Read More: Makina Finance Suffers $5M Exploit, MEV Bot Secures $4.1M
FAQ’s
What is Pump Fund and why did Pump.fun launch it?
Pump Fund is a $3 million investment program created by Pump.fun to fund early-stage projects through a market-driven hackathon. It was launched as memecoin trading activity slowed, with the goal of shifting focus toward long-term building and real user demand.
How does the Pump Fund hackathon work?
The program runs for 30 days and requires participating teams to launch live tokens on Pump.fun. Projects are evaluated based on real-time market traction, on-chain activity, and community engagement rather than traditional venture capital judging.
How much funding do selected projects receive?
Pump Fund will invest $250,000 into each of 12 selected projects at a fixed valuation of $10 million. The standardized structure removes negotiation and emphasizes execution and user adoption.

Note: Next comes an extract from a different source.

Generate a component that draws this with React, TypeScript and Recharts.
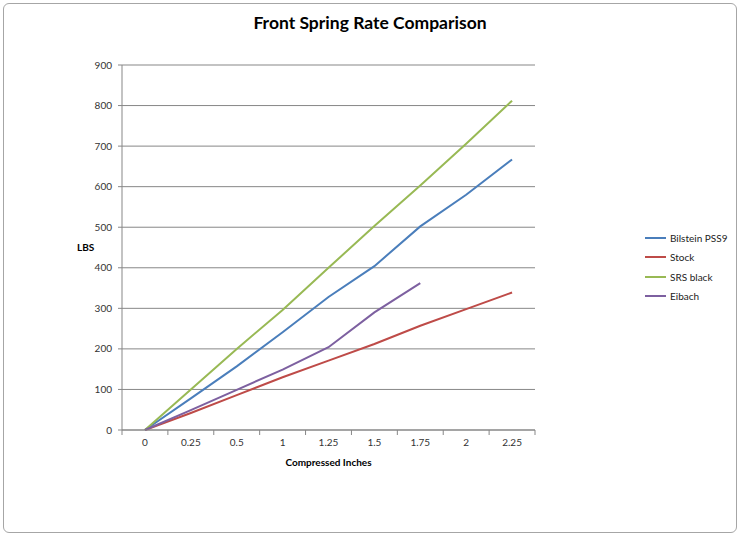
import { CartesianGrid, Legend, Line, LineChart, XAxis, YAxis } from 'recharts';

const inches = ['0', '0.25', '0.5', '1', '1.25', '1.5', '1.75', '2', '2.25'];
const bilstein = [0, 78, 157, 241, 328, 404, 502, 580, 667];
const stock = [0, 42, 86, 130, 171, 212, 257, 298, 339];
const srsBlack = [0, 100, 200, 296, 400, 503, 603, 706, 812];
const eibach = [0, 49, 99, 149, 204, 290, 362, null, null];
const seriesNames = ['Bilstein PSS9', 'Stock', 'SRS black', 'Eibach'];
const yTicks = [0, 100, 200, 300, 400, 500, 600, 700, 800, 900];

const FONT = 'Lato, "Open Sans", sans-serif';
const GRID = '#878787';

const data = inches.map((label, i) => ({
  i,
  label,
  bilstein: bilstein[i],
  stock: stock[i],
  srs: srsBlack[i],
  eibach: eibach[i],
}));

// tick marks sit between categories, labels sit on them
const xTicks = inches.flatMap((_, i) => [i - 0.5, i]).concat([inches.length - 0.5]);

function CategoryTick(props: any) {
  const { x, y, payload } = props;
  const v = payload.value as number;
  if (!Number.isInteger(v)) {
    return <line x1={x} y1={y} x2={x} y2={y + 5} stroke={GRID} strokeWidth={1} />;
  }
  return (
    <text x={x} y={y + 16} textAnchor="middle" fontSize={10} fill="#333" fontFamily={FONT}>
      {inches[v]}
    </text>
  );
}

function LegendBox({ payload }: any) {
  const items = [...(payload ?? [])].sort(
    (a: any, b: any) => seriesNames.indexOf(a.value) - seriesNames.indexOf(b.value),
  );
  return (
    <div style={{ fontFamily: FONT, fontSize: 10, color: '#222' }}>
      {items.map((p: any) => (
        <div key={p.value} style={{ display: 'flex', alignItems: 'center', height: 19.5 }}>
          <span style={{ display: 'inline-block', width: 21, height: 2, background: p.color, marginRight: 4 }} />
          {p.value}
        </div>
      ))}
    </div>
  );
}

export default function App() {
  return (
    <div style={{ position: 'absolute', left: 0, top: 0, width: 740, height: 540, background: '#fff' }}>
      <div
        style={{
          position: 'absolute',
          left: 3,
          top: 3,
          width: 732,
          height: 528,
          border: '1px solid #a6a6a6',
          borderRadius: 6,
        }}
      />
      <div
        style={{
          position: 'absolute',
          left: 0,
          top: 12,
          width: 740,
          textAlign: 'center',
          fontFamily: FONT,
          fontWeight: 700,
          fontSize: 17.5,
          color: '#000',
        }}
      >
        Front Spring Rate Comparison
      </div>
      <LineChart
        width={740}
        height={540}
        data={data}
        margin={{ top: 65, right: 115, left: 0, bottom: 70 }}
        style={{ position: 'absolute', left: 0, top: 0 }}
      >
        <CartesianGrid vertical={false} stroke={GRID} strokeWidth={1} />
        <XAxis
          dataKey="i"
          type="number"
          domain={[-0.5, inches.length - 0.5]}
          ticks={xTicks}
          interval={0}
          tick={<CategoryTick />}
          tickLine={false}
          tickSize={0}
          tickMargin={0}
          axisLine={{ stroke: GRID }}
          height={40}
          label={{
            value: 'Compressed Inches',
            position: 'insideBottom',
            offset: 4,
            style: { fontFamily: FONT, fontWeight: 700, fontSize: 10, fill: '#000' },
          }}
        />
        <YAxis
          domain={[0, 900]}
          ticks={yTicks}
          width={122}
          tickSize={4}
          tickMargin={6}
          tickLine={{ stroke: GRID }}
          axisLine={{ stroke: GRID }}
          tick={{ fontSize: 10, fill: '#333', fontFamily: FONT }}
          label={{
            value: 'LBS',
            position: 'insideLeft',
            offset: 77,
            style: { fontFamily: FONT, fontWeight: 700, fontSize: 10, fill: '#000' },
          }}
        />
        <Legend
          layout="vertical"
          align="right"
          verticalAlign="top"
          content={<LegendBox />}
          wrapperStyle={{ left: 645, top: 228, width: 90 }}
        />
        <Line dataKey="bilstein" name={seriesNames[0]} stroke="#4a7ebb" strokeWidth={2} dot={false} isAnimationActive={false} />
        <Line dataKey="stock" name={seriesNames[1]} stroke="#be4b48" strokeWidth={2} dot={false} isAnimationActive={false} />
        <Line dataKey="srs" name={seriesNames[2]} stroke="#98b954" strokeWidth={2} dot={false} isAnimationActive={false} />
        <Line dataKey="eibach" name={seriesNames[3]} stroke="#7d60a0" strokeWidth={2} dot={false} isAnimationActive={false} />
      </LineChart>
    </div>
  );
}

Who can participate in the Pump Fund program?
The hackathon is open to both crypto-native and non-crypto projects, as long as teams are willing to issue a token, build publicly, and engage with users throughout the program.
What risks or concerns have analysts raised about Pump Fund?
Analysts have raised concerns about how Pump.fun will measure genuine user traction and prevent manipulation, such as wash trading or bot-driven activity, during the hackathon. Regulatory and governance questions have also been highlighted.
Conclusion
Pump.fun’s launch of Pump Fund represents a bold attempt to rethink early-stage funding in crypto. By tying capital allocation directly to market participation, the platform is testing whether open demand signals can outperform traditional venture capital selection.
The timing is significant. As memecoin trading cools and speculative cycles shorten, platforms that rely solely on hype face diminishing returns. Pump Fund may be Pump.fun’s effort to evolve—or a high-risk experiment that exposes the limits of market-driven validation.
Whether the initiative becomes a blueprint for decentralized funding or a cautionary tale will depend on how effectively Pump.fun balances openness with integrity, transparency with growth, and innovation with accountability.